**PROBLEM DESCRIPTION:**
Collect all lines below with the string "that".
• • • • • • •
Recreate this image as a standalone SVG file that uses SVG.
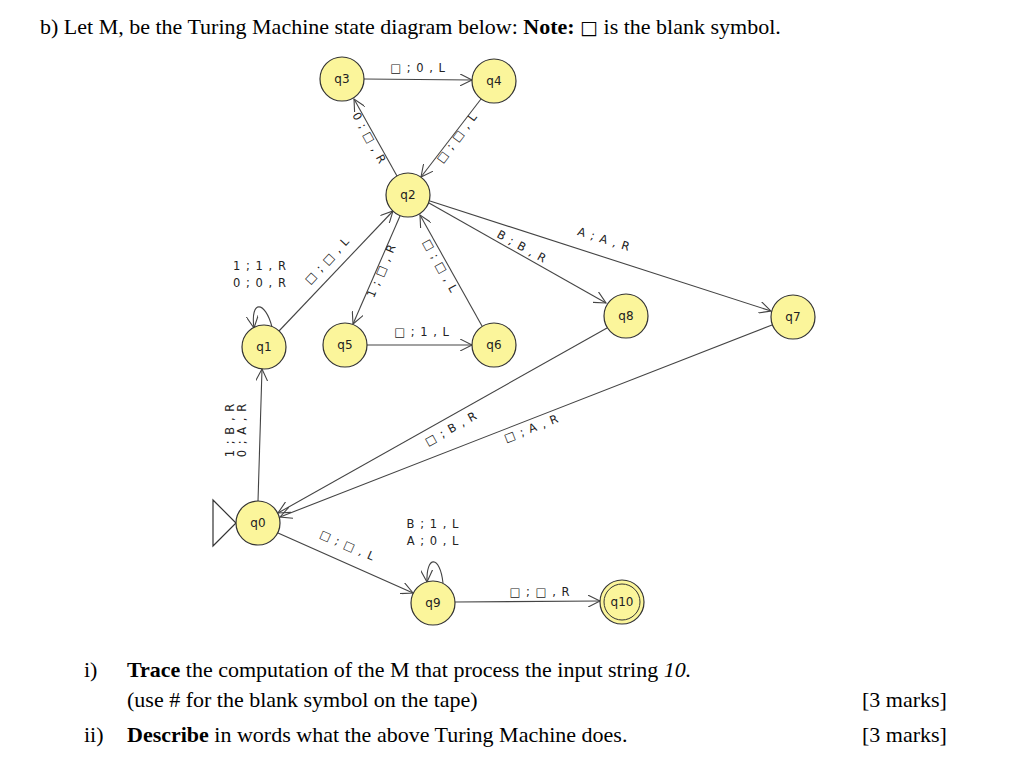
<svg xmlns="http://www.w3.org/2000/svg" width="1024" height="780" viewBox="0 0 1024 780">
<style>
.n{fill:#fbf59b;stroke:#333;stroke-width:1.2}
.t{font-family:"DejaVu Sans",sans-serif;font-size:12px;fill:#222;text-anchor:middle}
.l{font-family:"DejaVu Sans",sans-serif;font-size:11.5px;fill:#222;text-anchor:middle;letter-spacing:1px}
.e{stroke:#444;stroke-width:1.1;fill:none;marker-end:url(#a)}
.p{font-family:"Liberation Serif",serif;font-size:22px;fill:#000}
</style>
<defs><marker id="a" markerWidth="14" markerHeight="12" refX="12" refY="6" orient="auto" markerUnits="userSpaceOnUse"><path d="M0,0 L12,6 L0,12" fill="none" stroke="#444" stroke-width="1.1"/></marker></defs>
<rect width="1024" height="780" fill="#fff"/>
<text class="p" x="40" y="34" font-size="24">b)  Let M, be the Turing Machine state diagram below: <tspan font-weight="bold">Note:</tspan> <tspan font-family="DejaVu Sans" font-size="19">□</tspan> is the blank symbol.</text>
<g id="connectors">
<line class="e" x1="364" y1="79" x2="472" y2="80"/>
<line class="e" x1="397" y1="176" x2="354" y2="99"/>
<line class="e" x1="481" y1="99" x2="421" y2="177"/>
<line class="e" x1="279" y1="331" x2="393" y2="211"/>
<line class="e" x1="400" y1="216" x2="353" y2="324"/>
<line class="e" x1="482" y1="326" x2="420" y2="215"/>
<line class="e" x1="367" y1="345" x2="472" y2="345"/>
<line class="e" x1="429" y1="203" x2="606" y2="303"/>
<line class="e" x1="430" y1="201" x2="771" y2="311"/>
<line class="e" x1="607" y1="328" x2="278" y2="513"/>
<line class="e" x1="772" y1="325" x2="280" y2="517"/>
<line class="e" x1="258" y1="501" x2="262" y2="369"/>
<line class="e" x1="278" y1="533" x2="413" y2="593"/>
<line class="e" x1="455" y1="602" x2="600" y2="601"/>
<path class="e" d="M272,327 C265,300 250,300 254,328"/>
<path class="e" d="M443,583 C440,555 426,555 427,582"/>
<path d="M213,500 L236,523 L213,546 Z" fill="none" stroke="#333" stroke-width="1.2"/>
</g>
<g id="labels">
<text class="l" x="418" y="72">□ ; 0 , L</text>
<text class="l" transform="translate(366,140) rotate(61)">0 ; □ , R</text>
<text class="l" transform="translate(460,140) rotate(-53)">□ ; □ , L</text>
<text class="l" transform="translate(330,263) rotate(-47)">□ ; □ , L</text>
<text class="l" transform="translate(385,272) rotate(-67)">1 ; □ , R</text>
<text class="l" transform="translate(437,268) rotate(61)">□ ; □ , L</text>
<text class="l" x="422" y="336">□ ; 1 , L</text>
<text class="l" transform="translate(520,250) rotate(29)">B ; B , R</text>
<text class="l" transform="translate(603,243) rotate(17.6)">A ; A , R</text>
<text class="l" transform="translate(453,432) rotate(-29)">□ ; B , R</text>
<text class="l" transform="translate(533,432) rotate(-21)">□ ; A , R</text>
<text class="l" transform="translate(234,430) rotate(-90)">1 ; B , R</text>
<text class="l" transform="translate(246,430) rotate(-90)">0 ; A , R</text>
<text class="l" transform="translate(346,549) rotate(24)">□ ; □ , L</text>
<text class="l" x="433" y="528">B ; 1 , L</text>
<text class="l" x="433" y="545">A ; 0 , L</text>
<text class="l" x="540" y="596">□ ; □ , R</text>
<text class="l" x="260" y="270">1 ; 1 , R</text>
<text class="l" x="260" y="287">0 ; 0 , R</text>
</g>
<g id="q0"><circle class="n" cx="258" cy="523" r="22"/><text class="t" x="258" y="527">q0</text></g>
<g id="q1"><circle class="n" cx="264" cy="347" r="22"/><text class="t" x="264" y="351">q1</text></g>
<g id="q2"><circle class="n" cx="408" cy="195" r="22"/><text class="t" x="408" y="199">q2</text></g>
<g id="q3"><circle class="n" cx="342" cy="79" r="22"/><text class="t" x="342" y="83">q3</text></g>
<g id="q4"><circle class="n" cx="494" cy="81" r="22"/><text class="t" x="494" y="85">q4</text></g>
<g id="q5"><circle class="n" cx="345" cy="345" r="22"/><text class="t" x="345" y="349">q5</text></g>
<g id="q6"><circle class="n" cx="494" cy="345" r="22"/><text class="t" x="494" y="349">q6</text></g>
<g id="q7"><circle class="n" cx="793" cy="317" r="22"/><text class="t" x="793" y="321">q7</text></g>
<g id="q8"><circle class="n" cx="626" cy="316" r="22"/><text class="t" x="626" y="320">q8</text></g>
<g id="q9"><circle class="n" cx="433" cy="603" r="22"/><text class="t" x="433" y="607">q9</text></g>
<g id="q10"><circle class="n" cx="622" cy="602" r="22"/><circle cx="622" cy="602" r="18" fill="none" stroke="#333" stroke-width="1"/><text class="t" x="622" y="606">q10</text></g>
<text class="p" x="84" y="677">i)</text>
<text class="p" x="127" y="677"><tspan font-weight="bold">Trace</tspan> the computation of the M that process the input string <tspan font-style="italic">10.</tspan></text>
<text class="p" x="127" y="707">(use # for the blank symbol on the tape)</text>
<text class="p" x="84" y="742">ii)</text>
<text class="p" x="127" y="742"><tspan font-weight="bold">Describe</tspan> in words what the above Turing Machine does.</text>
<text class="p" x="862" y="707">[3 marks]</text>
<text class="p" x="862" y="742">[3 marks]</text>
</svg>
• • • • • • •
**SOLUTION TO THE EXERCISE:**
Recreate this image as a standalone SVG file that uses SVG.
<text class="p" x="127" y="677"><tspan font-weight="bold">Trace</tspan> the computation of the M that process the input string <tspan font-style="italic">10.</tspan></text>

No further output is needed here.